If you want to run the version of the application that has model updates, you must:

  1. Create an instance of Cloud Object Storage in the IBM cloud.
  2. Configure your Streaming analytics service to connect to Cloud Object Storage instance as described here.
  3. Create a bucket called models-demo in your COS instance.

Modifying the sample

This repo also includes a sample flow and template SPL code so you can try out forecasting with your own data and model.
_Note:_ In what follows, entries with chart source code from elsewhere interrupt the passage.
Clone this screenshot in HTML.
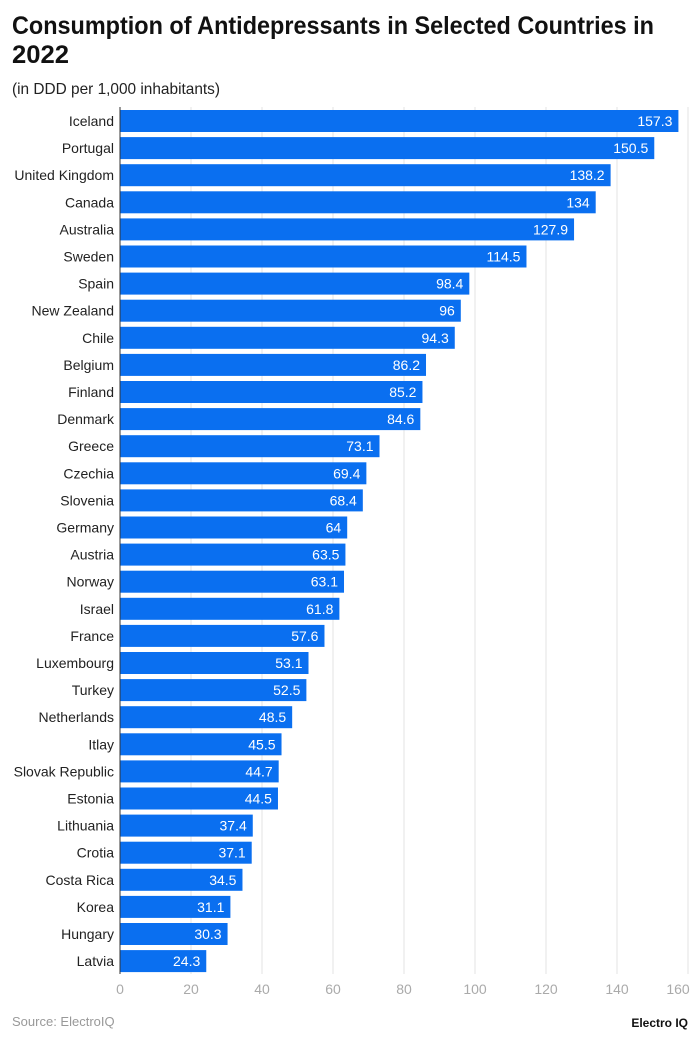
<!DOCTYPE html>
<html><head><meta charset="utf-8"><style>
html,body{margin:0;padding:0;background:#fff}
svg{display:block;font-family:"Liberation Sans",sans-serif}
</style></head><body>
<svg width="700" height="1041" viewBox="0 0 700 1041" xmlns="http://www.w3.org/2000/svg">
<text x="12" y="34" font-size="25" font-weight="bold" fill="#111" textLength="642" lengthAdjust="spacingAndGlyphs">Consumption of Antidepressants in Selected Countries in</text>
<text x="12" y="63" font-size="25" font-weight="bold" fill="#111" textLength="57" lengthAdjust="spacingAndGlyphs">2022</text>
<text x="12" y="94" font-size="16" fill="#222" textLength="208" lengthAdjust="spacingAndGlyphs">(in DDD per 1,000 inhabitants)</text>
<g id="grid" stroke="#e3e3e3" stroke-width="1"></g>
<g id="bars"></g>
<g id="ax" font-size="14" fill="#aaa" text-anchor="middle"></g>
<text x="12" y="1026" font-size="13" fill="#999">Source: ElectroIQ</text>
<text x="688" y="1027" font-size="12" font-weight="bold" fill="#111" text-anchor="end">Electro IQ</text>
<script>
var d=[["Iceland",157.3],["Portugal",150.5],["United Kingdom",138.2],["Canada",134],["Australia",127.9],["Sweden",114.5],["Spain",98.4],["New Zealand",96],["Chile",94.3],["Belgium",86.2],["Finland",85.2],["Denmark",84.6],["Greece",73.1],["Czechia",69.4],["Slovenia",68.4],["Germany",64],["Austria",63.5],["Norway",63.1],["Israel",61.8],["France",57.6],["Luxembourg",53.1],["Turkey",52.5],["Netherlands",48.5],["Itlay",45.5],["Slovak Republic",44.7],["Estonia",44.5],["Lithuania",37.4],["Crotia",37.1],["Costa Rica",34.5],["Korea",31.1],["Hungary",30.3],["Latvia",24.3]];
var NS="http://www.w3.org/2000/svg",x0=120,k=3.55;
function el(t,a,p,tx){var e=document.createElementNS(NS,t);for(var i in a)e.setAttribute(i,a[i]);if(tx!=null)e.textContent=tx;p.appendChild(e);return e;}
var g=document.getElementById("grid"),b=document.getElementById("bars"),ax=document.getElementById("ax");
for(var v=20;v<=160;v+=20){var x=x0+v*k;el("line",{x1:x,x2:x,y1:107,y2:974},g);el("text",{x:v==160?x-10:x,y:994},ax,String(v));}
el("text",{x:x0,y:994},ax,"0");
d.forEach(function(r,i){var cy=121+i*27.1,w=r[1]*k;
el("rect",{x:x0,y:cy-11,width:w,height:22,fill:"#0a6ff0"},b);
el("text",{x:114,y:cy+5,"font-size":"14","text-anchor":"end",fill:"#222"},b,r[0]);
el("text",{x:x0+w-6,y:cy+5,"font-size":"14","text-anchor":"end",fill:"#fff"},b,String(r[1]));});
el("line",{x1:x0,x2:x0,y1:107,y2:974,stroke:"#333","stroke-width":1},b);
</script>
</svg>
</body></html>
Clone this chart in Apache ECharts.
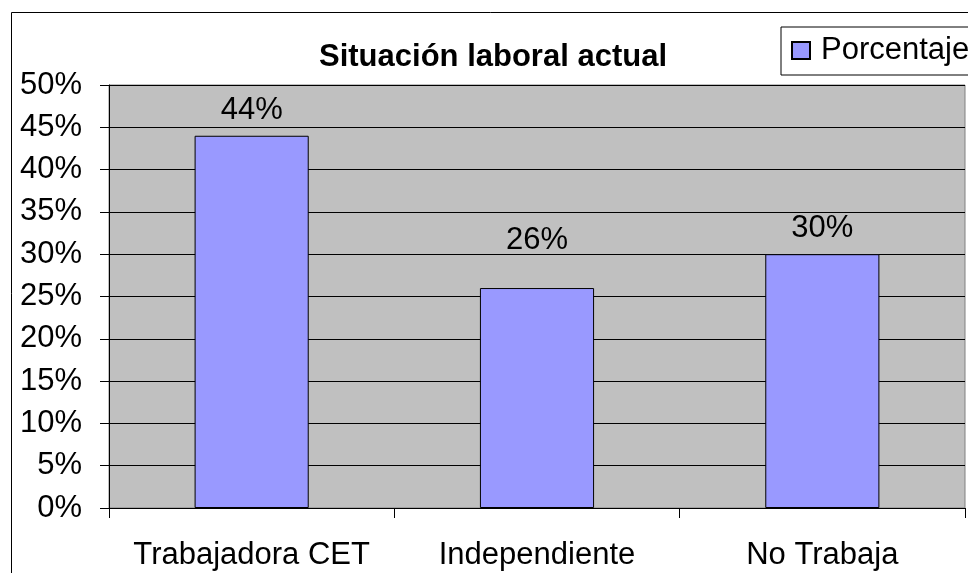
<!DOCTYPE html>
<html>
<head>
<meta charset="utf-8">
<script src="https://cdn.jsdelivr.net/npm/echarts@6/dist/echarts.min.js"></script>
<style>
  html, body { margin: 0; padding: 0; background: #ffffff; }
  #chart { width: 968px; height: 573px; }
</style>
</head>
<body>
<div id="chart"></div>
<script>
// datos
var categorias = ["Trabajadora CET", "Independiente", "No Trabaja"];
var porcentaje = [44, 26, 30];
var serieNombre = "Porcentaje";
var tituloTexto = "Situación laboral actual";

var fuente = "'Liberation Sans', Arial, sans-serif";

// la etiqueta de "Independiente" está desplazada hacia arriba en el original
var datosBarras = porcentaje.map(function (v, i) {
  if (i === 1) {
    return { value: v, label: { offset: [0, -22] } };
  }
  return v;
});

var chart = echarts.init(document.getElementById("chart"));
chart.setOption({
  animation: false,
  backgroundColor: "#ffffff",
  textStyle: { fontFamily: fuente },
  title: {
    text: tituloTexto,
    left: 488,
    textAlign: "center",
    top: 37,
    textStyle: { fontSize: 31, fontWeight: "bold", color: "#000", fontFamily: fuente }
  },
  legend: {
    data: [serieNombre],
    left: 781,
    top: 27,
    padding: [8, 12, 9, 10],
    itemWidth: 18,
    itemHeight: 17,
    itemGap: 8,
    borderColor: "#000",
    borderWidth: 1,
    icon: "rect",
    textStyle: { fontSize: 31, color: "#000", fontFamily: fuente, padding: [0, 0, 0, 6] }
  },
  // marco exterior del gráfico
  graphic: [
    {
      type: "rect",
      silent: true,
      shape: { x: 11.5, y: 12.5, width: 1000, height: 600 },
      style: { fill: null, stroke: "#000", lineWidth: 1 }
    }
  ],
  grid: {
    left: 109,
    right: 3,
    top: 85,
    bottom: 65,
    show: true,
    backgroundColor: "#c0c0c0",
    borderColor: "#808080",
    borderWidth: 1
  },
  xAxis: {
    type: "category",
    data: categorias,
    axisLine: { show: true, lineStyle: { color: "#000", width: 1 } },
    axisTick: { show: true, length: 10, alignWithLabel: false, lineStyle: { color: "#000" } },
    axisLabel: { interval: 0, fontSize: 31, color: "#000", margin: 32, fontFamily: fuente }
  },
  yAxis: {
    type: "value",
    min: 0,
    max: 50,
    interval: 5,
    axisLine: { show: true, lineStyle: { color: "#000", width: 1 } },
    axisTick: { show: true, length: 9, lineStyle: { color: "#000" } },
    axisLabel: { fontSize: 31, color: "#000", margin: 27, formatter: "{value}%", fontFamily: fuente },
    splitLine: { show: true, lineStyle: { color: "#000", width: 1 } }
  },
  series: [
    {
      name: serieNombre,
      type: "bar",
      data: datosBarras,
      barWidth: "40%",
      itemStyle: { color: "#9999ff", borderColor: "#000", borderWidth: 1 },
      label: {
        show: true,
        position: "top",
        distance: 10,
        formatter: "{c}%",
        fontSize: 31,
        color: "#000",
        fontFamily: fuente
      }
    }
  ]
});
</script>
</body>
</html>
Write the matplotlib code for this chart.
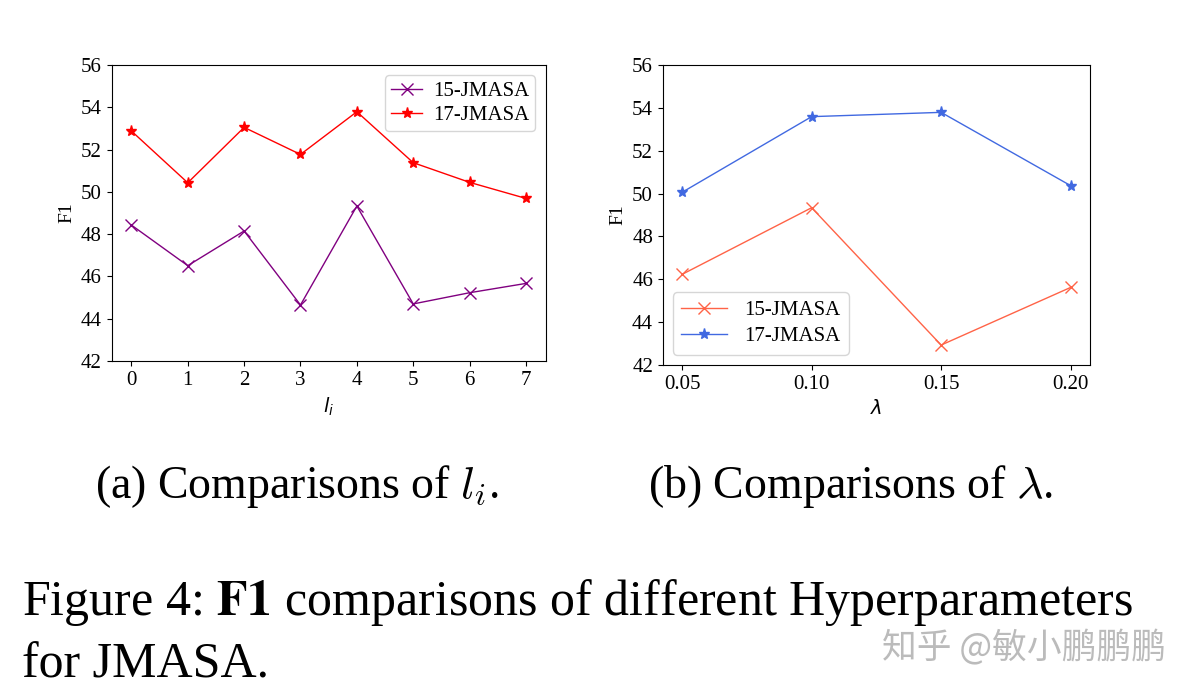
import numpy as np
import matplotlib
matplotlib.use('Agg')
import matplotlib.pyplot as plt

plt.rcParams['font.family'] = ['Liberation Serif', 'DejaVu Serif']
plt.rcParams['mathtext.fontset'] = 'dejavusans'

# (a) comparisons of l_i
li = [0, 1, 2, 3, 4, 5, 6, 7]
li_15 = [48.43, 46.51, 48.15, 44.65, 49.33, 44.70, 45.23, 45.67]
li_17 = [52.88, 50.43, 53.05, 51.77, 53.79, 51.38, 50.45, 49.69]

# (b) comparisons of lambda
lam = [0.05, 0.10, 0.15, 0.20]
lam_15 = [46.23, 49.34, 42.93, 45.62]
lam_17 = [50.06, 53.59, 53.79, 50.37]

yticks = [42, 44, 46, 48, 50, 52, 54, 56]

fig = plt.figure(figsize=(11.98, 6.96), dpi=100)
ax1 = fig.add_axes([0.0932, 0.4813, 0.3623, 0.4253])
ax2 = fig.add_axes([0.5532, 0.4756, 0.3567, 0.4310])

ax1.plot(li, li_15, color='purple', marker='x', markersize=9, linewidth=1, label='15-JMASA')
ax1.plot(li, li_17, color='red', marker='*', markersize=8, linewidth=1, label='17-JMASA')
ax1.set_xticks(li)
ax1.set_xlabel('$l_i$', fontsize=14)
ax1.legend(loc='upper right', fontsize=15, handlelength=1.5, borderpad=0.3,
           labelspacing=0.2, handletextpad=0.5)

ax2.plot(lam, lam_15, color='tomato', marker='x', markersize=9, linewidth=1, label='15-JMASA')
ax2.plot(lam, lam_17, color='royalblue', marker='*', markersize=8, linewidth=1, label='17-JMASA')
ax2.set_xticks(lam)
ax2.set_xticklabels(['0.05', '0.10', '0.15', '0.20'])
ax2.set_xlabel(r'$\lambda$', fontsize=14)
ax2.legend(loc='lower left', fontsize=15, handlelength=2.2, borderpad=0.4,
           labelspacing=0.3, handletextpad=0.8)

for ax in (ax1, ax2):
    ax.set_ylim(42, 56)
    ax.set_yticks(yticks)
    ax.set_ylabel('F1', fontsize=14)
    ax.tick_params(labelsize=15)

fig.text(0.248, 0.285, r'(a) Comparisons of $l_i$.', fontsize=33, ha='center',
         va='baseline', math_fontfamily='cm')
fig.text(0.710, 0.285, r'(b) Comparisons of $\lambda$.', fontsize=33, ha='center',
         va='baseline', math_fontfamily='cm')

fig.text(0.018, 0.116, r'Figure 4: $\mathbf{F1}$ comparisons of different Hyperparameters',
         fontsize=36, va='baseline', math_fontfamily='stix')
fig.text(0.018, 0.027, 'for JMASA.', fontsize=36, va='baseline')

fig.text(0.973, 0.069, '知乎 @敏小鹏鹏鹏', fontsize=25, ha='right', va='center',
         color='#bbbbbb', family=['Noto Sans CJK SC', 'DejaVu Sans'])

fig.savefig('out.png', dpi=100)
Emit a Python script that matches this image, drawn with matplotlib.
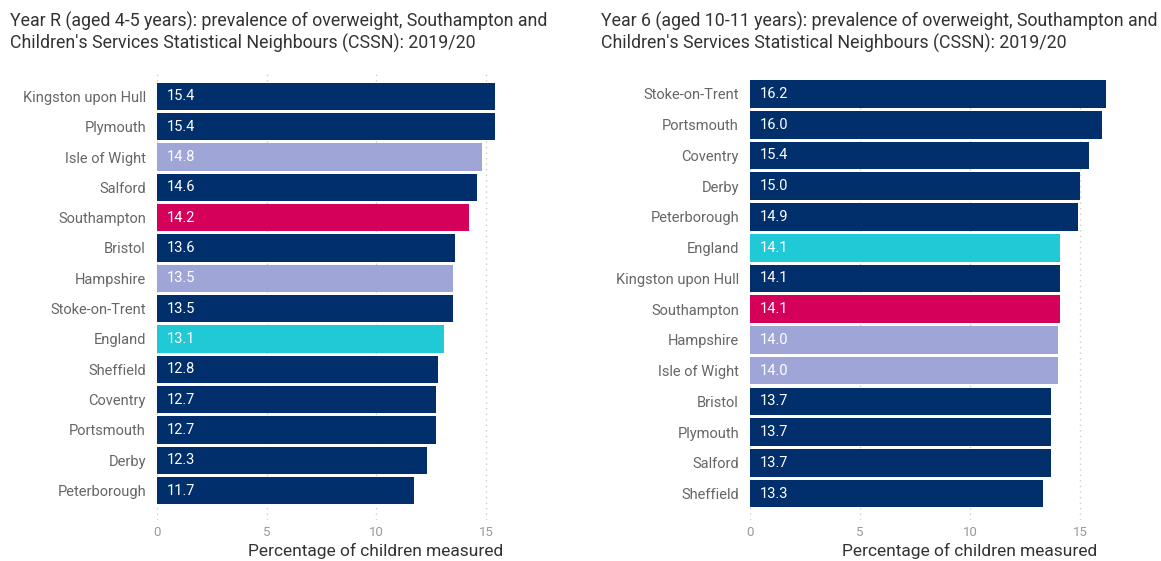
import matplotlib.pyplot as plt

navy = "#002F6C"
lilac = "#A0A5D8"
pink = "#D5005A"
cyan = "#1FCAD6"

year_r_areas = ["Kingston upon Hull", "Plymouth", "Isle of Wight", "Salford", "Southampton",
                "Bristol", "Hampshire", "Stoke-on-Trent", "England", "Sheffield",
                "Coventry", "Portsmouth", "Derby", "Peterborough"]
year_r_values = [15.4, 15.4, 14.8, 14.6, 14.2, 13.6, 13.5, 13.5, 13.1, 12.8, 12.7, 12.7, 12.3, 11.7]
year_r_colours = [navy, navy, lilac, navy, pink, navy, lilac, navy, cyan, navy, navy, navy, navy, navy]

year_6_areas = ["Stoke-on-Trent", "Portsmouth", "Coventry", "Derby", "Peterborough",
                "England", "Kingston upon Hull", "Southampton", "Hampshire", "Isle of Wight",
                "Bristol", "Plymouth", "Salford", "Sheffield"]
year_6_values = [16.2, 16.0, 15.4, 15.0, 14.9, 14.1, 14.1, 14.1, 14.0, 14.0, 13.7, 13.7, 13.7, 13.3]
year_6_colours = [navy, navy, navy, navy, navy, cyan, navy, pink, lilac, lilac, navy, navy, navy, navy]

plt.rcParams["font.family"] = ["Roboto", "DejaVu Sans"]

W, H = 1161, 561
fig = plt.figure(figsize=(W / 100, H / 100), dpi=100)


def panel(x0, x1, y0, y1, xmax, ylim, areas, values, colours, title, tx, xlab_x):
    ax = fig.add_axes([x0 / W, 1 - y1 / H, (x1 - x0) / W, (y1 - y0) / H])
    pos = list(range(len(areas)))
    ax.barh(pos, values, height=0.9, color=colours, zorder=2)
    for p, v in zip(pos, values):
        ax.text(0.45, p, f"{v:.1f}", color="white", va="center", ha="left", fontsize=10.5, zorder=3)
    ax.set_yticks(pos)
    ax.set_yticklabels(areas, fontsize=10.5, color="#666666")
    ax.set_ylim(ylim)
    ax.set_xlim(0, xmax)
    ax.set_xticks([0, 5, 10, 15])
    ax.tick_params(axis="x", colors="#999999", labelsize=9.5, length=0, pad=4)
    ax.tick_params(axis="y", length=0, pad=8)
    ax.grid(axis="x", color="#CCCCCC", linestyle=(0, (1, 3)), linewidth=1, zorder=0)
    for s in ax.spines.values():
        s.set_visible(False)
    fig.text(tx / W, 1 - 12 / H, title, fontsize=12.8, color="#333333", va="top", ha="left",
             linespacing=1.2)
    fig.text(xlab_x / W, 1 - 551 / H, "Percentage of children measured", fontsize=12.5,
             color="#333333", ha="center", va="center")
    return ax


panel(157, 508, 70, 520, 16.0, (13.97, -0.87), year_r_areas, year_r_values, year_r_colours,
      "Year R (aged 4-5 years): prevalence of overweight, Southampton and\n"
      "Children's Services Statistical Neighbours (CSSN): 2019/20", 10, 376)

panel(750, 1113, 78, 520, 16.5, (13.86, -0.52), year_6_areas, year_6_values, year_6_colours,
      "Year 6 (aged 10-11 years): prevalence of overweight, Southampton and\n"
      "Children's Services Statistical Neighbours (CSSN): 2019/20", 601, 970)

fig.savefig("out.png", dpi=100)
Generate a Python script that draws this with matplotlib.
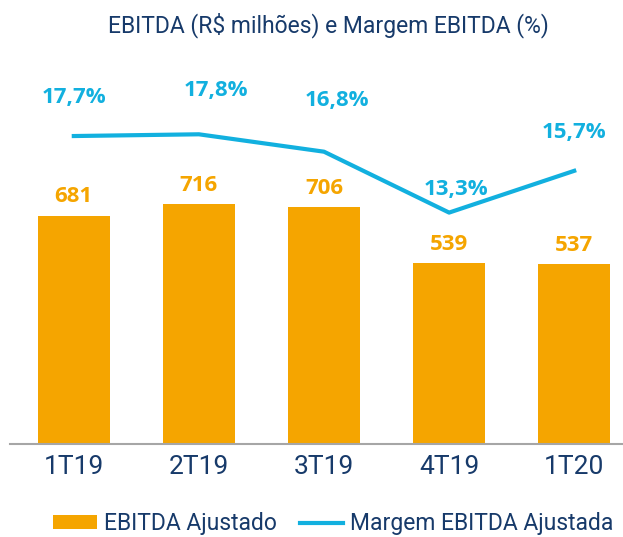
import matplotlib.pyplot as plt

quarters = ["1T19", "2T19", "3T19", "4T19", "1T20"]
ebitda = [681, 716, 706, 539, 537]
margem = [17.7, 17.8, 16.8, 13.3, 15.7]
margem_labels = ["17,7%", "17,8%", "16,8%", "13,3%", "15,7%"]

narrow = "Roboto"
navy = "#173A6A"
orange = "#F5A500"
cyan = "#12B0DF"

fig = plt.figure(figsize=(6.23, 5.37), dpi=100)
ax = fig.add_axes([10 / 623, 93 / 537, 613 / 623, 384 / 537])
x = list(range(len(quarters)))

ax.bar(x, ebitda, width=0.58, color=orange, label="EBITDA Ajustado", zorder=2)
ax.set_xlim(-0.51, 4.39)
ax.set_ylim(0, 1146)
for xi, v in zip(x, ebitda):
    ax.annotate(str(v), (xi, v), xytext=(0, 6), textcoords="offset points",
                ha="center", va="bottom", fontsize=16, fontweight="bold",
                color=orange, family="Open Sans")

ax2 = ax.twinx()
ax2.plot(x, margem, color=cyan, lw=3, label="Margem EBITDA Ajustada", zorder=3)
ax2.set_ylim(0, 22.07)
offsets = [(0, 20), (12, 24), (9, 29), (5, 9), (0, 20)]
for xi, v, lab, off in zip(x, margem, margem_labels, offsets):
    ax2.annotate(lab, (xi, v), xytext=off, textcoords="offset points",
                 ha="center", va="bottom", fontsize=16, fontweight="bold",
                 color=cyan, family="Open Sans")

for a in (ax, ax2):
    for s in a.spines.values():
        s.set_visible(False)
    a.set_yticks([])
ax.spines["bottom"].set_visible(True)
ax.spines["bottom"].set_color("#A6A6A6")
ax.spines["bottom"].set_linewidth(1.5)
ax.set_xticks(x)
ax.set_xticklabels(quarters, fontsize=19, color=navy, family=narrow)
ax.tick_params(axis="x", length=0, pad=8)

fig.text(0.527, 0.953, "EBITDA (R$ milhões) e Margem EBITDA (%)", ha="center",
         va="center", fontsize=16.5, color=navy, family=narrow)

h1, l1 = ax.get_legend_handles_labels()
h2, l2 = ax2.get_legend_handles_labels()
fig.legend(h1 + h2, l1 + l2, loc="lower center", bbox_to_anchor=(0.535, -0.035),
           ncol=2, frameon=False, handlelength=1.9, handleheight=0.55,
           handletextpad=0.3, columnspacing=1.0,
           prop={"family": narrow, "size": 16.5}, labelcolor=navy)

fig.savefig("out.png", dpi=100)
To modify the sample to use your own model:

  1. Modify the template flow to publish your own data
  2. Modify the template SPL to ingest the right data
  3. Change the R scripts to load and score your models

Modify the template flow

Unlike the video, the template flow converts the stream of data to JSON before publishing it to the Streams instance. This makes it easy for you to set the data schema in the forecasting microservice.

  • Download the template flow and upload it to Streams flows. Connect the data stream you wish to publish to the ConvertToJson node.

  • Run the flow. Once it is running you can see the list of attributes that will be expected by clicking the stream being published:

In this case the data has the following attributes: {"id": 443.0, "address": "A717_M", "time": 1568742876.0}

These attributes will be used in the SPL code later.

Modify the SPL template to ingest your data.

If you are completely new to SPL please follow the SPL development guide first so you can learn some basics.

  1. First, configure your development environment (Atom or VS Code) to develop with SPL. Install the Streams plugins for VS Code or Atom and then import the source code into the editor.

  2. Edit [example/ForecastingTemplate.spl]` to subscribe to the data you published from Streams flows:

    1. At line 10, edit the schema to match the list of attributes
      //Change this type to match the type of the attributes you expect
       type InputDataSchema =float64 id, float64 time, int32 unique_users, int32 total_users;
      

    In our example, our schema was {"id": 443.0, "address": "A717_M", "time": 1568742876.0}.

    Change the InputDataSchema to match those types, e.g. type InputDataSchema =float64 id, rstring address, int64 time;

    See the doc for a full list of SPL types.

    1. Make sure the topic you are subscribing to matches the topic published from the flow. The default is inputData:
        stream<JsonData> JsonDataToScore = Subscribe()
    	{
    		param
    			topic : "inputData" ;
                                
    	} 
    
  3. Edit the initialize.r script to load your own model, at line 6. Make sure the model you are using is in the etc/R folder of your project.

  4. Edit the scoring function in predict.r to use your own variables.

  5. Change the RScript operator to send the data to the R script so that the attributes in your input match the variable names expected by the R script predict.r. Modify these lines as needed. E.g. if you wanted to map the id attribute to your input to a variable in the R script called sensorId, you would have:

    stream<ForecastResult> RScriptResult =	RScript(DataToScore)
    {
      param
        initializationScriptFileName :  $appDir + "/etc/R/initialize.r" ; //edit this file to load your model
        rScriptFileName :  $appDir + "/etc/R/predict.r" ; //
     streamAttributes :  id;
     rObjects : "sensorId" ; 
    
  6. Change the RScript operator to retreive the results from your RScript:

    stream<ForecastResult> RScriptResult =	RScript(DataToScore)
    {
      param
        initializationScriptFileName :  $appDir + "/etc/R/initialize.r" ; //edit this file to load your model
        rScriptFileName :  $appDir + "/etc/R/predict.r" ; //
     streamAttributes :  id;
     rObjects : "sensorId" ; 
      output
        RScriptResult : forecastedValue1 = fromR("value1"),
                        forecastedValue2 = fromR("value2") ;
    }
    

    In the example above, predict.r has a value called value1 and value2 which we want to retreive.

  7. Add the names of the output add the attribute names to the ForecastedResults type definition on line 12 of ForecastingTemplate.spl:

    type ForecastResult = tuple <float32 forecastedValue, int32 forecastedValue2>, InputDataSchema;
    
  8. Compile and run the sample - right click the SPL file in the tree view and select "Build and submit job":

  9. Go back to the flow to see the results once the application is built successfully.